• **Work to complete**
Reproduce each line from the records that holds "code".

• **Information shown**
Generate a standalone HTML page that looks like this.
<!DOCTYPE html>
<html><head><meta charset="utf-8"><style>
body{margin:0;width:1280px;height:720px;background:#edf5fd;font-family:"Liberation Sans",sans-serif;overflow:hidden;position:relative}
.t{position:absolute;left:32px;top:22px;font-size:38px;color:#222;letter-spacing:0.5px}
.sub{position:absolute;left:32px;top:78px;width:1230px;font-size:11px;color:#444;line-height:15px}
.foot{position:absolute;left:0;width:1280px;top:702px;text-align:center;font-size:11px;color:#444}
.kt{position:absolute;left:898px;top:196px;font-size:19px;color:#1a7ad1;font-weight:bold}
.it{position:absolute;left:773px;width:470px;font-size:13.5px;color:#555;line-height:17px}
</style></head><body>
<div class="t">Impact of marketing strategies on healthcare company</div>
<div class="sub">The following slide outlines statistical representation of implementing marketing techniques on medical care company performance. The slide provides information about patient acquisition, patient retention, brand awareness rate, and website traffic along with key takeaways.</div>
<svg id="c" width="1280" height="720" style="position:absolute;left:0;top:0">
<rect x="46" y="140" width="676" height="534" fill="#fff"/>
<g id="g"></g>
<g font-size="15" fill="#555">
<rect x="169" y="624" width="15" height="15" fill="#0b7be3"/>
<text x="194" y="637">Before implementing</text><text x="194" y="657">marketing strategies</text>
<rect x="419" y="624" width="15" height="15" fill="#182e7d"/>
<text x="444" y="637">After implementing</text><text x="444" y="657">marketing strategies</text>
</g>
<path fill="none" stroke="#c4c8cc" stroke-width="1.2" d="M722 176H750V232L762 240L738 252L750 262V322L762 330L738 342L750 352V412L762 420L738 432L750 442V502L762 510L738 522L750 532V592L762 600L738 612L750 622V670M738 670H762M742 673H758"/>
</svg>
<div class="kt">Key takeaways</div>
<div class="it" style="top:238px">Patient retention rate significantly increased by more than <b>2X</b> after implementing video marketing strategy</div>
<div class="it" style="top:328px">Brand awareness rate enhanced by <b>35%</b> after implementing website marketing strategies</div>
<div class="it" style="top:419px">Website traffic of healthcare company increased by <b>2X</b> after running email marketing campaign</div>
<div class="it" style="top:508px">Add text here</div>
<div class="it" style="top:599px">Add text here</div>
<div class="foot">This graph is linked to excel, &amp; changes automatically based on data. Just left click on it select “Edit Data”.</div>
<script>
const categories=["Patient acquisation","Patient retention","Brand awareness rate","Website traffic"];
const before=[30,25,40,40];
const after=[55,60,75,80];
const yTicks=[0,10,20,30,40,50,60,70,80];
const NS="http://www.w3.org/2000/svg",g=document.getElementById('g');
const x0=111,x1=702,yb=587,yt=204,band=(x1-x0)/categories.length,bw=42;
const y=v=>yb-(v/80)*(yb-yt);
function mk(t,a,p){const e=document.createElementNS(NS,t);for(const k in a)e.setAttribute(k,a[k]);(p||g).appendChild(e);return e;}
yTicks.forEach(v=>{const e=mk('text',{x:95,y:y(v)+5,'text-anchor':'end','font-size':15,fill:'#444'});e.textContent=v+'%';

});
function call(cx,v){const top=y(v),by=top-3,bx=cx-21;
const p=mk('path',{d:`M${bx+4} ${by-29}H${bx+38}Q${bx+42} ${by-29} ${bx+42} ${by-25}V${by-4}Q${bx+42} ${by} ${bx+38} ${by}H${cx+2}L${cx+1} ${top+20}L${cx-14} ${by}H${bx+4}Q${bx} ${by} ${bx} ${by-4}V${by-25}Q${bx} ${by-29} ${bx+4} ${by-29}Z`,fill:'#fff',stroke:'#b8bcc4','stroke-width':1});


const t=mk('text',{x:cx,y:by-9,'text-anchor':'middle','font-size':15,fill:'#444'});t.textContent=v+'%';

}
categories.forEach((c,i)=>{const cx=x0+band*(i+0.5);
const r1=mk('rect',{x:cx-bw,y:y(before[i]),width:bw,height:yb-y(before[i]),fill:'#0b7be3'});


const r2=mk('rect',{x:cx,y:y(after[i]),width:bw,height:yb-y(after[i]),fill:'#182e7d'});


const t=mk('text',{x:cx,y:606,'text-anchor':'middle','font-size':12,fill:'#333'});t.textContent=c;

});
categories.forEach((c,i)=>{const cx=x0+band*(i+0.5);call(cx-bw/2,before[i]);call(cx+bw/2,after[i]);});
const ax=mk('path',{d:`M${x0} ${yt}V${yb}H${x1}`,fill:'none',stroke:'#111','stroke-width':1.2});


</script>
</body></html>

---

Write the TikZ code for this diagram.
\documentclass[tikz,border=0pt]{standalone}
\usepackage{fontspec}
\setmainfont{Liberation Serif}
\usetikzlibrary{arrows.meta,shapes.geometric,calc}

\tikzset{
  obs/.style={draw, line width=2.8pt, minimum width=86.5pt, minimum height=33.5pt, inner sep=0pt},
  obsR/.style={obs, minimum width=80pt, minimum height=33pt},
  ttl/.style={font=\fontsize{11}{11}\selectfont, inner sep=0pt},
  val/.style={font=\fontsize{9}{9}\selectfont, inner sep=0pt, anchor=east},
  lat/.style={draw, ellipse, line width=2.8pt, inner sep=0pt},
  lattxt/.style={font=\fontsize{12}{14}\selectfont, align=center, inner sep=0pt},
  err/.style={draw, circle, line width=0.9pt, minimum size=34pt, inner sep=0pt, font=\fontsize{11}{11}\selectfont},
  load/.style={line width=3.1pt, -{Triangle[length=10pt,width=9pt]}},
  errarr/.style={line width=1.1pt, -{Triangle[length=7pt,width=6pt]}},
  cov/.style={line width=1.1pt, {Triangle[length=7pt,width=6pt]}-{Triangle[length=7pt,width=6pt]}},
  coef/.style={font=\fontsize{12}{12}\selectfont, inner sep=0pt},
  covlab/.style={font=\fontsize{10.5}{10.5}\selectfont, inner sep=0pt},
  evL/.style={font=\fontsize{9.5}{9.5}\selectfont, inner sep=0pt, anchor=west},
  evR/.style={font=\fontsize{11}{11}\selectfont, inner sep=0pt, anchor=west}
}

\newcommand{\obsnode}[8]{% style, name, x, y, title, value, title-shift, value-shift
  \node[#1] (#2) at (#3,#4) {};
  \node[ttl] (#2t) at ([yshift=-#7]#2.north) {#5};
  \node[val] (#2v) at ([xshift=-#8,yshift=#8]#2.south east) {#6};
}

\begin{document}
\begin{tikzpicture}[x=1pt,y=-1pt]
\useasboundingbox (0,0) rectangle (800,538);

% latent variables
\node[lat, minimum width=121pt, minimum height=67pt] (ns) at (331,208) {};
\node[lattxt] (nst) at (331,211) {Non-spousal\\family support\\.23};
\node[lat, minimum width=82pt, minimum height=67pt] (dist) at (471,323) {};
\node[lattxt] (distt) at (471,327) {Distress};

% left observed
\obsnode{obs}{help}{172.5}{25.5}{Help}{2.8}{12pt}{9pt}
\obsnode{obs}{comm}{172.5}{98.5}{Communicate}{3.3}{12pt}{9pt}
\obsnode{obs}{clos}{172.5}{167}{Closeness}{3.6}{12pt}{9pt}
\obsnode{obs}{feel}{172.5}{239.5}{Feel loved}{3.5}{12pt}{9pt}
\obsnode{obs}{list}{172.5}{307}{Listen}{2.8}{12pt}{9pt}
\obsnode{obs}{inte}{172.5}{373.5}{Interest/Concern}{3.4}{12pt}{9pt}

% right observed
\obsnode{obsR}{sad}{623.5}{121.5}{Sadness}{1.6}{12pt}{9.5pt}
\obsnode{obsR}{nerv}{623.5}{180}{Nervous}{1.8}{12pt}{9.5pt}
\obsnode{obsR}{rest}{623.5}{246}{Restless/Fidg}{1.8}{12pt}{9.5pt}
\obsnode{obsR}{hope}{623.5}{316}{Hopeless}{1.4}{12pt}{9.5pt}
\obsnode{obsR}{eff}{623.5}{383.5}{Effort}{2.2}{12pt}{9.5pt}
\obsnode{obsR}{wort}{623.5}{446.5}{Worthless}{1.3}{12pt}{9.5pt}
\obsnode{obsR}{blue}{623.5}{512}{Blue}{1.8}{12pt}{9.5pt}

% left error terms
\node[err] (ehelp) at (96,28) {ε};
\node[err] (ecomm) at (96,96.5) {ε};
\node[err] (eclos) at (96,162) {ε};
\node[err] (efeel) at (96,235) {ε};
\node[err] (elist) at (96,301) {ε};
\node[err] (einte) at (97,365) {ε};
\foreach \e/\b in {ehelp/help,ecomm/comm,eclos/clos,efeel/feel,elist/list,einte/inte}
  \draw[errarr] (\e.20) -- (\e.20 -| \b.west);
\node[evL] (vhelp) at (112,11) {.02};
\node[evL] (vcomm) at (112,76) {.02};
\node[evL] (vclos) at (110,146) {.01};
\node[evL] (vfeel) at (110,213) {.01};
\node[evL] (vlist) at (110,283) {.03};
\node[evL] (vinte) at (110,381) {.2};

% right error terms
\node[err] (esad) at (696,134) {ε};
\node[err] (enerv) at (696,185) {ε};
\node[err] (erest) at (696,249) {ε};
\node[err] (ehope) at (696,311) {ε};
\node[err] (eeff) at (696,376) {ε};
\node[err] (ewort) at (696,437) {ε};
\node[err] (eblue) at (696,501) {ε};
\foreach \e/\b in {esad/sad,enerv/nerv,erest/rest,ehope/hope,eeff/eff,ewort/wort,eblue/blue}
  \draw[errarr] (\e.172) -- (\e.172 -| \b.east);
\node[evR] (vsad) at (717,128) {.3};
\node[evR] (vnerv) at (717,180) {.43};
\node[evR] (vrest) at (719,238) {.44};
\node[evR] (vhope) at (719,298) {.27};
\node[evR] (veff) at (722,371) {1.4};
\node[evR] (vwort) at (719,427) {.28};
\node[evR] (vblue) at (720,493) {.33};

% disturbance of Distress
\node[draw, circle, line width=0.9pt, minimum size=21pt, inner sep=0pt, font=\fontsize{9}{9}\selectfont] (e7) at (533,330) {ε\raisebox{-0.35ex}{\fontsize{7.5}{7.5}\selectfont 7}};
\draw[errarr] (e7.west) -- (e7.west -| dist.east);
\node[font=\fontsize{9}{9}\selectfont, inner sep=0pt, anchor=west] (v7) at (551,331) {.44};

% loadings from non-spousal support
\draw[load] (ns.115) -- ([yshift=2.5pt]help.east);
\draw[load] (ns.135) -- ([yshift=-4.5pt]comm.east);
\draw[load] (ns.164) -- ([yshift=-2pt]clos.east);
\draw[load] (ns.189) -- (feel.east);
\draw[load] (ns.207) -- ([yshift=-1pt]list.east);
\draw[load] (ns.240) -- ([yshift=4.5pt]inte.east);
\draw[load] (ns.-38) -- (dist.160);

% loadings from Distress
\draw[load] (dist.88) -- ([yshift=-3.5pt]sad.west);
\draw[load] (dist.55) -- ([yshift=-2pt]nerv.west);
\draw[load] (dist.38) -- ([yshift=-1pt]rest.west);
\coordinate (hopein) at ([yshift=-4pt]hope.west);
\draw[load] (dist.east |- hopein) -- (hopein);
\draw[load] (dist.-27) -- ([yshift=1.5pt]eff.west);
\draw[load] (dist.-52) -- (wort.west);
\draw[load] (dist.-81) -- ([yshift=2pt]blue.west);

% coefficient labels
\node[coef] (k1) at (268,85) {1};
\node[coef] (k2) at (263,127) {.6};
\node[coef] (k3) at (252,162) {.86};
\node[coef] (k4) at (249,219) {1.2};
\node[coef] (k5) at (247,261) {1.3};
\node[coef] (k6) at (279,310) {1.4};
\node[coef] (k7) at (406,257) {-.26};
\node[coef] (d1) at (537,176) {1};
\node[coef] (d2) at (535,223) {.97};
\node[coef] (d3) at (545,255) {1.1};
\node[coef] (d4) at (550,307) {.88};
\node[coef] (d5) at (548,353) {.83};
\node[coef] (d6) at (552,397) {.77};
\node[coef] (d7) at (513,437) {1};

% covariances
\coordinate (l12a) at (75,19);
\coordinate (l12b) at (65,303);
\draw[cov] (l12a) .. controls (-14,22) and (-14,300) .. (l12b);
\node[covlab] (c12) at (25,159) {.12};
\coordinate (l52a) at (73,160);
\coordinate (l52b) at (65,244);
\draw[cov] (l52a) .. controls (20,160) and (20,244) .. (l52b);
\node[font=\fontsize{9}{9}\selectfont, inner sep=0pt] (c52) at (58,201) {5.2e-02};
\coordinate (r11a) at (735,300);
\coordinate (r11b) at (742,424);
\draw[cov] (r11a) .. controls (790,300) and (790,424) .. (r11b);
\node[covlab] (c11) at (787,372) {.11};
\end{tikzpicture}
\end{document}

...

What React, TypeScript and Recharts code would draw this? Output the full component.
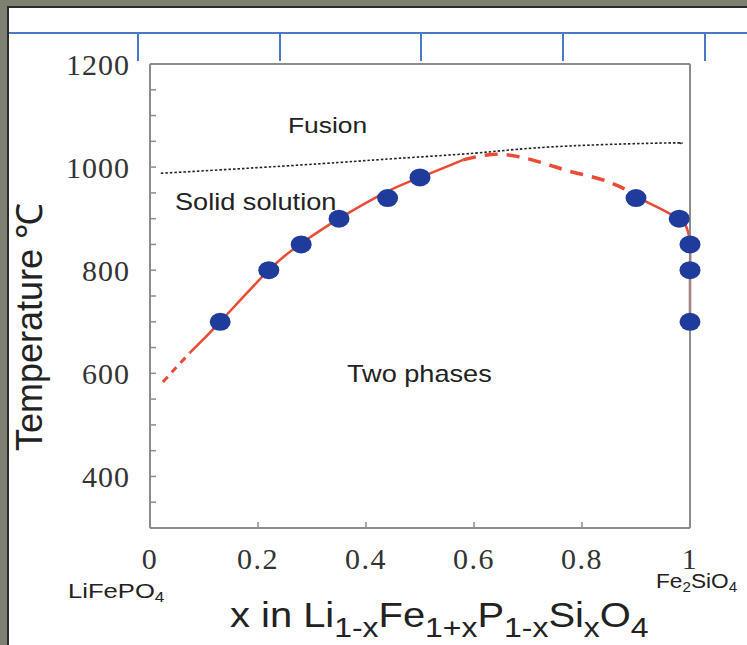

• **Solution**
Write the TikZ code for this diagram.
What React, TypeScript and Recharts code would draw this? Output the full component.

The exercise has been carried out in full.